[START Data records]

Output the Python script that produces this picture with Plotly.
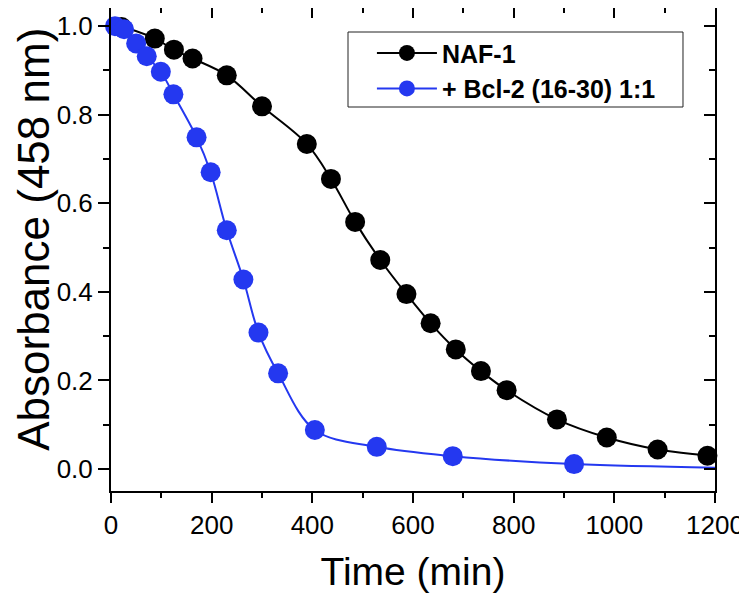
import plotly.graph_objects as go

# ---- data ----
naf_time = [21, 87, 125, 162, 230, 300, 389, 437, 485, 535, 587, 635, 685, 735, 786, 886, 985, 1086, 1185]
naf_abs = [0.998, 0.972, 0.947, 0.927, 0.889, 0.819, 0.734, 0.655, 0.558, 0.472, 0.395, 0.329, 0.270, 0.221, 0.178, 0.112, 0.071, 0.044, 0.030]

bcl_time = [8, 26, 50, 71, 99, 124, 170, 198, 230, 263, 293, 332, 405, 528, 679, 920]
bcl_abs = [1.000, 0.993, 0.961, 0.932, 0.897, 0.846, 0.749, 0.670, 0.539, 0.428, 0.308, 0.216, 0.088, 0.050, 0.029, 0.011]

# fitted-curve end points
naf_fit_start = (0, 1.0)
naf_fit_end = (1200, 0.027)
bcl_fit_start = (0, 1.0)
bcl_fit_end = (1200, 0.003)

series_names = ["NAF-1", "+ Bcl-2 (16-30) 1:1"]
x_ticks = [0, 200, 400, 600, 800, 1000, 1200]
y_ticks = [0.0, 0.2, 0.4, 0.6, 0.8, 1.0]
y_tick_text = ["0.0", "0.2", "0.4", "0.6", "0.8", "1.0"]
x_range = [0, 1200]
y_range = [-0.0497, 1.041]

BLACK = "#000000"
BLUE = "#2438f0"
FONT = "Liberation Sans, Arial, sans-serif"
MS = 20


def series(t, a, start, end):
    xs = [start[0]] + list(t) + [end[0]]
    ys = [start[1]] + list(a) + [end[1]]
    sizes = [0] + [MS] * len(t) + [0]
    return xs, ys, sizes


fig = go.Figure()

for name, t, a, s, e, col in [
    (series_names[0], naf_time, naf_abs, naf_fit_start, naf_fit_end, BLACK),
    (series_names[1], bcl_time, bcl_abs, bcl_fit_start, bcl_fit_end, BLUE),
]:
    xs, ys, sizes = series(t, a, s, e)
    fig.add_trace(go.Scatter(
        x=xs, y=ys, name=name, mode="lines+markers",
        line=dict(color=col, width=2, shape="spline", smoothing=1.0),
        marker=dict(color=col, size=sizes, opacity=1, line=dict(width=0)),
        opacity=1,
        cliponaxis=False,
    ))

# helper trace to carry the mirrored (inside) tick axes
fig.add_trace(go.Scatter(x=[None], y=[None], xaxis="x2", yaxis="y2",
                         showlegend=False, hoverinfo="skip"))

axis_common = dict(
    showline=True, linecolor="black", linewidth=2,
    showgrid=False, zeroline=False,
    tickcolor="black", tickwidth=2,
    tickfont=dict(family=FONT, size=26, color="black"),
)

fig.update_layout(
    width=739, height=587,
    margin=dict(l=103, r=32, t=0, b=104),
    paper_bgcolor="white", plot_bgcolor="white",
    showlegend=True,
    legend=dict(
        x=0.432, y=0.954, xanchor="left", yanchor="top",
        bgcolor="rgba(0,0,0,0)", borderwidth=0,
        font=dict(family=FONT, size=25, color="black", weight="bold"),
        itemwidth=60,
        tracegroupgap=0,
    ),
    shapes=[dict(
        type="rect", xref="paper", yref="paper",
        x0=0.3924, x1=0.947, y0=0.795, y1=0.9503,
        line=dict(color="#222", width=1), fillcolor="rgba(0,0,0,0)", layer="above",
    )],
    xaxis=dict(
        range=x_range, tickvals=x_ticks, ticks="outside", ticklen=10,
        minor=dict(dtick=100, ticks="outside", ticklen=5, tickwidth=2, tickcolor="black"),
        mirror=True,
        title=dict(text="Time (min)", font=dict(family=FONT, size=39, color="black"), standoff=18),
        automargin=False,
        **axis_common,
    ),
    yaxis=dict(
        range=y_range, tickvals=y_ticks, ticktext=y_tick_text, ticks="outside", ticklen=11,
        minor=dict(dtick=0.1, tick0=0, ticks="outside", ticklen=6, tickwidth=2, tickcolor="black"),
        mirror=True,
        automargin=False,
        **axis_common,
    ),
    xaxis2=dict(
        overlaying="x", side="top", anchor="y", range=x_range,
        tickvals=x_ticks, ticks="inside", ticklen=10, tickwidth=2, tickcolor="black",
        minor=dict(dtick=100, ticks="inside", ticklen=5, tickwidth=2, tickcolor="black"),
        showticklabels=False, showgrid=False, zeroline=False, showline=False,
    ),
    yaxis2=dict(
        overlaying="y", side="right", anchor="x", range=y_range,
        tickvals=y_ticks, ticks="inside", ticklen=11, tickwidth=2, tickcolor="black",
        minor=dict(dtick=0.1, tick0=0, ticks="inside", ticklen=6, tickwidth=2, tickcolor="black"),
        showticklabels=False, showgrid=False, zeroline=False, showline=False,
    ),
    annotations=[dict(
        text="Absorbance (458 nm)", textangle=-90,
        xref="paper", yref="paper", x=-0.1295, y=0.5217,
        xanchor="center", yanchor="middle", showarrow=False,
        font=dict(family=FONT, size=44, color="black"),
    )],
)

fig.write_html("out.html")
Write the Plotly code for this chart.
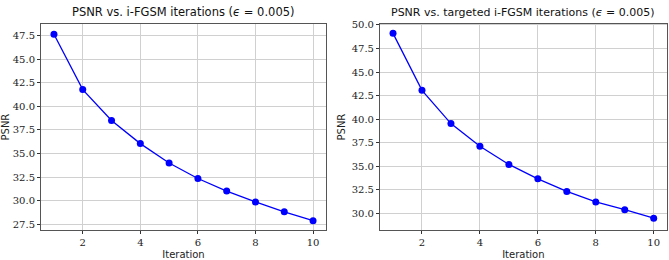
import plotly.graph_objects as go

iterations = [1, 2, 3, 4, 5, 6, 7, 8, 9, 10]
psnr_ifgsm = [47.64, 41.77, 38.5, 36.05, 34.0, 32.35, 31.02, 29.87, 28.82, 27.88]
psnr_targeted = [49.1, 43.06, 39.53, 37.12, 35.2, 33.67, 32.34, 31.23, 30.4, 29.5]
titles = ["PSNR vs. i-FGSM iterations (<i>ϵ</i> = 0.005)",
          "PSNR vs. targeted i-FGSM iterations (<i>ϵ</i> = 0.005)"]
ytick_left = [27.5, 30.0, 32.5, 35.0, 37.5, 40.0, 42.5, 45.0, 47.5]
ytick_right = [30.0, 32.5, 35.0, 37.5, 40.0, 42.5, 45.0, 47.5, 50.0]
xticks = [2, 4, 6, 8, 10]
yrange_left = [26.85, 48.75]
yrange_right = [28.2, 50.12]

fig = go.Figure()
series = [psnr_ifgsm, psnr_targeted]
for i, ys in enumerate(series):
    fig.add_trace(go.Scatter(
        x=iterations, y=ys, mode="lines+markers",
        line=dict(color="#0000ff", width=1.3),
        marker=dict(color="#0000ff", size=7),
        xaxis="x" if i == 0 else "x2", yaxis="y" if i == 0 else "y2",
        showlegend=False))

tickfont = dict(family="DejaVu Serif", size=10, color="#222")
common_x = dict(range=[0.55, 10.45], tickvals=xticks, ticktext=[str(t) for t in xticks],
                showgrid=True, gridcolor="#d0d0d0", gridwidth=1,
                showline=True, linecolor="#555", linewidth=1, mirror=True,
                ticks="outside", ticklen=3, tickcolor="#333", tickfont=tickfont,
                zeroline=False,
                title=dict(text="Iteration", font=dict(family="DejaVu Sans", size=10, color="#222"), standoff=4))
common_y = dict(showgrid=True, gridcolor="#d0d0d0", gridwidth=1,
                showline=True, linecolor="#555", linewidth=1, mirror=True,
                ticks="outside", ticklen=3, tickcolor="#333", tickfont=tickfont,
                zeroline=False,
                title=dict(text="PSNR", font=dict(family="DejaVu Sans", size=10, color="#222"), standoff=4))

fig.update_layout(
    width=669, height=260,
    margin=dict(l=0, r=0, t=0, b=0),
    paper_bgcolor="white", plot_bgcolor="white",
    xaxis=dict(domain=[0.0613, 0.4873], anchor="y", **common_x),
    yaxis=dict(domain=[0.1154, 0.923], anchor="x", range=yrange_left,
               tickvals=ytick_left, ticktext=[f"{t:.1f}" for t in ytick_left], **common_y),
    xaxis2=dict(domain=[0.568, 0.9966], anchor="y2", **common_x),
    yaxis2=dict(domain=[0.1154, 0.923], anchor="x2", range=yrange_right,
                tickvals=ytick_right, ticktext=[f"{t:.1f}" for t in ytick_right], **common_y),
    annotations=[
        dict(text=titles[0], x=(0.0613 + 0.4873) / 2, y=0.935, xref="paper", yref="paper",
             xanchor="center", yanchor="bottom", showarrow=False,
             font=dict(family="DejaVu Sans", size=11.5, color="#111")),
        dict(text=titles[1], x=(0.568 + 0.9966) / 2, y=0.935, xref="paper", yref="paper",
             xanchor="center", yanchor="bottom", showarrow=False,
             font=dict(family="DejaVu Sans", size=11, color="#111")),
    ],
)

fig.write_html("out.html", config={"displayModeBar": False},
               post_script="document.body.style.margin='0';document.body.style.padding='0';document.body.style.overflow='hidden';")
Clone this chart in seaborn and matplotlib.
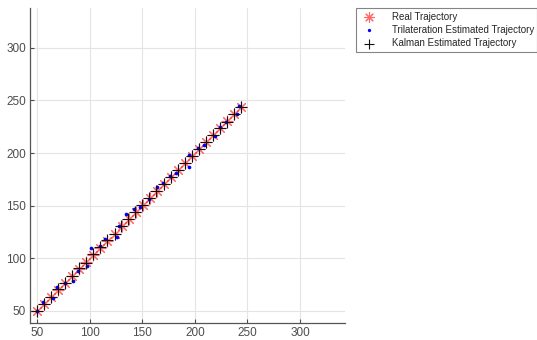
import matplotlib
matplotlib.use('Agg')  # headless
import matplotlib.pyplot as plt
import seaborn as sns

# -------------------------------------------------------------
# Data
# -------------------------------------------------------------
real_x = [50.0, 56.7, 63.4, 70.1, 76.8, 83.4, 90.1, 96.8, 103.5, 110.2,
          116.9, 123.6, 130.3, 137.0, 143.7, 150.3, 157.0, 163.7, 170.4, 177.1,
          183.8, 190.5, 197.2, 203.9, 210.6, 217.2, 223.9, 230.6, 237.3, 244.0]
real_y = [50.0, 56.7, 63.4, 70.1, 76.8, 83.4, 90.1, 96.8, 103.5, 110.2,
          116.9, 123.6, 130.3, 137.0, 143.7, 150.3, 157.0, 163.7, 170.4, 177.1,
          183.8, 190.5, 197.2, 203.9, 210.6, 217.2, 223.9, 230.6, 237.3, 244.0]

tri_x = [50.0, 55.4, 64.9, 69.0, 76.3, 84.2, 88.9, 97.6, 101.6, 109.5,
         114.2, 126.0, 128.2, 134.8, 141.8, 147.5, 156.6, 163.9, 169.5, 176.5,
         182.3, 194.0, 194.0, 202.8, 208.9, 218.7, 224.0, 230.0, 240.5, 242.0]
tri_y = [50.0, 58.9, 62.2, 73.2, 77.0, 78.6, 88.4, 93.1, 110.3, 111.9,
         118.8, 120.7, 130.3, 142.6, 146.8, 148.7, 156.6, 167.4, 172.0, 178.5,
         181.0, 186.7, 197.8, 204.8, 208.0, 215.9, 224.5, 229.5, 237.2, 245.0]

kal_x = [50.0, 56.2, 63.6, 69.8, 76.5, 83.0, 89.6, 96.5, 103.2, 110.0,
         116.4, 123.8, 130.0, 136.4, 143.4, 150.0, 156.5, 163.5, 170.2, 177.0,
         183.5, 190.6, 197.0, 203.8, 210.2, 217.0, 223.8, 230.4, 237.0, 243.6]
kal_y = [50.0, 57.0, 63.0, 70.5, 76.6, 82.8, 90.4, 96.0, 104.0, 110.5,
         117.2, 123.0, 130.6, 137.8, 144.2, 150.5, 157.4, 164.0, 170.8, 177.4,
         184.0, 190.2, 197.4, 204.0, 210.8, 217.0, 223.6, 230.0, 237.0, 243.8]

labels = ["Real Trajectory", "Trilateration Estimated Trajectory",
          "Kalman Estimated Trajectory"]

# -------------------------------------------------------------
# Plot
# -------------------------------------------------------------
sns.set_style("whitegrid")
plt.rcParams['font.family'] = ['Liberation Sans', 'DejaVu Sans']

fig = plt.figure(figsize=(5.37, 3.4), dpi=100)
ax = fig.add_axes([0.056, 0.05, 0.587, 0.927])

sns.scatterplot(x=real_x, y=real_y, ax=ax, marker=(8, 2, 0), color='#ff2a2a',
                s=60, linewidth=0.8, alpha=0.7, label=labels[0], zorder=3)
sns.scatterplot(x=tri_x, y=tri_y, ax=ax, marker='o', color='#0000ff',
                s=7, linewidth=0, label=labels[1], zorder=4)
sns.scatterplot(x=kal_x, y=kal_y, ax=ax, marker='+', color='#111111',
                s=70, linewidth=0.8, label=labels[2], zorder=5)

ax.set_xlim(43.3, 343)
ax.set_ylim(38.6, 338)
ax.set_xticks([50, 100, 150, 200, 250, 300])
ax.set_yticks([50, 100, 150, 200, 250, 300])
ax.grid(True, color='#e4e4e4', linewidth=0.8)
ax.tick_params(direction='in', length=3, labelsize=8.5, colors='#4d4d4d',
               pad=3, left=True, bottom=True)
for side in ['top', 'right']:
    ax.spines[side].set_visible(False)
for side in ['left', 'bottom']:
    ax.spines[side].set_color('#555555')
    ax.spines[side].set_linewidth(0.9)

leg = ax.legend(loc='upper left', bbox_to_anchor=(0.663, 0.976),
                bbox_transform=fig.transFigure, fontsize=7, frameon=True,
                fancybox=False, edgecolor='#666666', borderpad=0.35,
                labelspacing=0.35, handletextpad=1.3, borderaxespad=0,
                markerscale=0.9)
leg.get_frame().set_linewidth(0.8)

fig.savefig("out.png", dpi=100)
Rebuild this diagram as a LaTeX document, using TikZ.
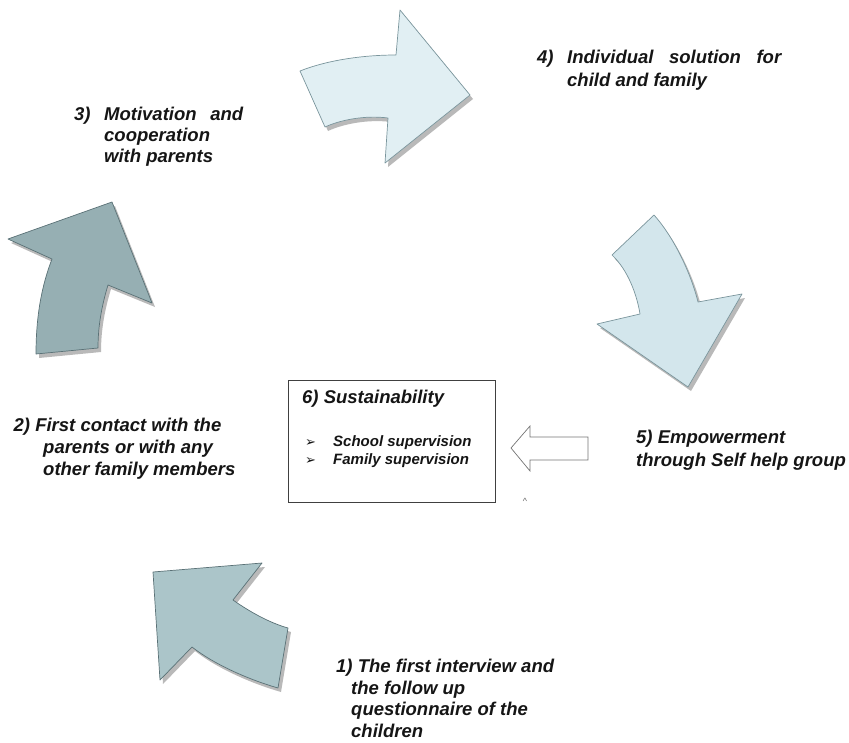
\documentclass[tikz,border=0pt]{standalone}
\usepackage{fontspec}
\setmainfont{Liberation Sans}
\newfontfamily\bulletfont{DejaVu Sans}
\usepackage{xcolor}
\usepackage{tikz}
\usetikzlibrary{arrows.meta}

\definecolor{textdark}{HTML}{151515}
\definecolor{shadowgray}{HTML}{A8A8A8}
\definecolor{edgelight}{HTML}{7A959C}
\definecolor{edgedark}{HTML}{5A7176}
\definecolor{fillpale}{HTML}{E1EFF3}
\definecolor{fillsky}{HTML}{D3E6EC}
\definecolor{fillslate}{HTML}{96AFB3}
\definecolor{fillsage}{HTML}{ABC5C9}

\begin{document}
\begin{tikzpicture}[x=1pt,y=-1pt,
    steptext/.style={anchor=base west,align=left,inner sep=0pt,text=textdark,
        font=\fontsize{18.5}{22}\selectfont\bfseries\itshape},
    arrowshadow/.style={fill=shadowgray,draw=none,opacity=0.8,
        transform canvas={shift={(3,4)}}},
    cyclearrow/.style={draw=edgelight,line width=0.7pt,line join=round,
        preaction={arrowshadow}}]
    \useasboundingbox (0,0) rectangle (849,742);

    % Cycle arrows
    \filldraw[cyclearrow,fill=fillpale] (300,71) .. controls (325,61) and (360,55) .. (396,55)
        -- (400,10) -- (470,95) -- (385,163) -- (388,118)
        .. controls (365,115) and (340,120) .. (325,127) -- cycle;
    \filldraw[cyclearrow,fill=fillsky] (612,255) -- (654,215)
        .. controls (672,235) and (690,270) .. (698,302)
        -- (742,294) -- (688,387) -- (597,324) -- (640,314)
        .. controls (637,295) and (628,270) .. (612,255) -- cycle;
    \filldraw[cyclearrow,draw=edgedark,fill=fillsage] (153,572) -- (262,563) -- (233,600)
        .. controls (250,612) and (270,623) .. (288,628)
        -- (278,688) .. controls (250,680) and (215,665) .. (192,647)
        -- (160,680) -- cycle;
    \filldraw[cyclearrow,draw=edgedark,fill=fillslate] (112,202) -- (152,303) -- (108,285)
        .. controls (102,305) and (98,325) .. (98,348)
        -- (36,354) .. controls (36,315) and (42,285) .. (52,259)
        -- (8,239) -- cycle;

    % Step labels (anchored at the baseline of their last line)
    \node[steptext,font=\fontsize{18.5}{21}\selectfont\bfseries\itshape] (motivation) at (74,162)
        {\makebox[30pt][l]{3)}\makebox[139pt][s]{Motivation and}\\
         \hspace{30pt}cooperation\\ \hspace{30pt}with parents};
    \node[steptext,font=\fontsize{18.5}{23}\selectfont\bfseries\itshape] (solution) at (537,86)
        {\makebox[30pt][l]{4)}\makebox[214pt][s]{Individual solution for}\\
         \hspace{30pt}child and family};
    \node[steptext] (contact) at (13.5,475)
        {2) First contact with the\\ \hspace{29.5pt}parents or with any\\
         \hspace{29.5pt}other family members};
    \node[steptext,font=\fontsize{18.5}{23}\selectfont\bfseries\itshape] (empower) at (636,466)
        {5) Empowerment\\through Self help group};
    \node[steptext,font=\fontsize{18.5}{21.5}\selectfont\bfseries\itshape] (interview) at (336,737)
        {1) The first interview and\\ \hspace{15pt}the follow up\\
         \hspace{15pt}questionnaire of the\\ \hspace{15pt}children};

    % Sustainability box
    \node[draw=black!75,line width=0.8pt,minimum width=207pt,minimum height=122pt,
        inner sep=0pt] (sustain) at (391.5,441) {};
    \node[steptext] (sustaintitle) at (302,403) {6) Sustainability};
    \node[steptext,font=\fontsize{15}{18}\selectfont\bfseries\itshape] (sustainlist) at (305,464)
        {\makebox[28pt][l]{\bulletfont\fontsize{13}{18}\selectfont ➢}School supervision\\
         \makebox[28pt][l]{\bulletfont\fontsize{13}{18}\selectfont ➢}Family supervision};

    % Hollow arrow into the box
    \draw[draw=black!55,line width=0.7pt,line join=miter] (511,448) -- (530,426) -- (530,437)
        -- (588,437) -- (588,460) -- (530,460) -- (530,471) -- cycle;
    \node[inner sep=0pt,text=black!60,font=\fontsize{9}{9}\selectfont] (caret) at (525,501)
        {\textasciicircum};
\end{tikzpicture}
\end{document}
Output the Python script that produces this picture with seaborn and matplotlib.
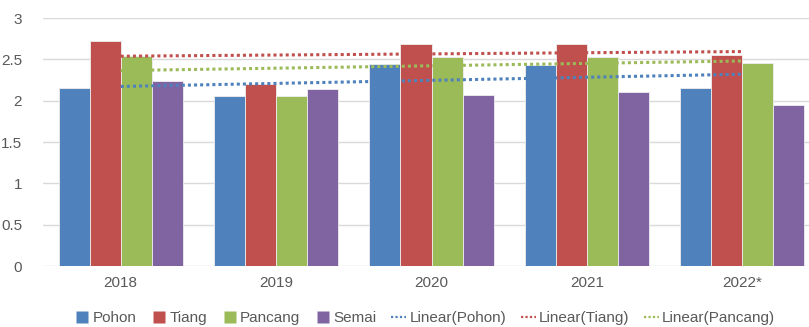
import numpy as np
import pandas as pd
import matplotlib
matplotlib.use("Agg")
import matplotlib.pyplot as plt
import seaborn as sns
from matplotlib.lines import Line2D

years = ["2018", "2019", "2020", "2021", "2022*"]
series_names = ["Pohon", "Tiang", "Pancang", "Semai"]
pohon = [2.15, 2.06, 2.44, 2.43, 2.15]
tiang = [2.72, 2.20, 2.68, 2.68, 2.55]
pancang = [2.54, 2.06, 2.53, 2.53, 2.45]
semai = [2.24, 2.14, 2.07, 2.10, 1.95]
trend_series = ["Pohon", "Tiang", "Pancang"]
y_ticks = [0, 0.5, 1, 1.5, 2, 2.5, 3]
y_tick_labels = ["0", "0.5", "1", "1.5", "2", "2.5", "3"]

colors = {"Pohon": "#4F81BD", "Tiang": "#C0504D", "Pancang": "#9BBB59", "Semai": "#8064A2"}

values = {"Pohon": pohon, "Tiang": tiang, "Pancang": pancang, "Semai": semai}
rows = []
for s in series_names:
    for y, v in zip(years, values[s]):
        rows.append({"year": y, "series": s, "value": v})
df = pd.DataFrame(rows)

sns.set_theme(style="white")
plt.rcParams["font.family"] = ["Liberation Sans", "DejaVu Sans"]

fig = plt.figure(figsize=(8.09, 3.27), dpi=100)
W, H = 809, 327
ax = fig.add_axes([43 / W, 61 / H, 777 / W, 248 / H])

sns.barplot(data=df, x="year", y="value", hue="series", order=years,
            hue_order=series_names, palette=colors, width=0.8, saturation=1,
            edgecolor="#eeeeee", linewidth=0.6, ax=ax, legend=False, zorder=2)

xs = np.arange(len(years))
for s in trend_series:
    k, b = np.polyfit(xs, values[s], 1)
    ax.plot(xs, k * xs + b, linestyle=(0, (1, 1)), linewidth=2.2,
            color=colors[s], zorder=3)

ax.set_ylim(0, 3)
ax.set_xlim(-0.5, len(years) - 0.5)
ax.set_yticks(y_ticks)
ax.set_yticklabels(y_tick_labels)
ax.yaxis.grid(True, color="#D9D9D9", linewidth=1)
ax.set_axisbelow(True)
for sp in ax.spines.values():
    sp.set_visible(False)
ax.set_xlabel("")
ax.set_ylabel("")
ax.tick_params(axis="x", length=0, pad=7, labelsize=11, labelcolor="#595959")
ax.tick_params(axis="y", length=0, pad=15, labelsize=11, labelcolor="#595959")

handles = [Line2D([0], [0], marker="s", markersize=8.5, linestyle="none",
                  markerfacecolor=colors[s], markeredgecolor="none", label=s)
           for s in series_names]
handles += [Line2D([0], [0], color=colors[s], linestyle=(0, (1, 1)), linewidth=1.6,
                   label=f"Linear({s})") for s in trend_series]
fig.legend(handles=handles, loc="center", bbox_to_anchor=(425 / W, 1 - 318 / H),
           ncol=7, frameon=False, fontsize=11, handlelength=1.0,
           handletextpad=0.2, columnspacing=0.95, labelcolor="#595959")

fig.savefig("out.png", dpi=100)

[END Data records]

▸ **Aim of the task**:
Nothing but the lines from the start of the records above through the line with "0.050, 0.029, 0.011]" should be retyped, each exactly as written; leave out all pictures.

▸ **Solved problem**:
Output the Python script that produces this picture with Plotly.
import plotly.graph_objects as go

# ---- data ----
naf_time = [21, 87, 125, 162, 230, 300, 389, 437, 485, 535, 587, 635, 685, 735, 786, 886, 985, 1086, 1185]
naf_abs = [0.998, 0.972, 0.947, 0.927, 0.889, 0.819, 0.734, 0.655, 0.558, 0.472, 0.395, 0.329, 0.270, 0.221, 0.178, 0.112, 0.071, 0.044, 0.030]

bcl_time = [8, 26, 50, 71, 99, 124, 170, 198, 230, 263, 293, 332, 405, 528, 679, 920]
bcl_abs = [1.000, 0.993, 0.961, 0.932, 0.897, 0.846, 0.749, 0.670, 0.539, 0.428, 0.308, 0.216, 0.088, 0.050, 0.029, 0.011]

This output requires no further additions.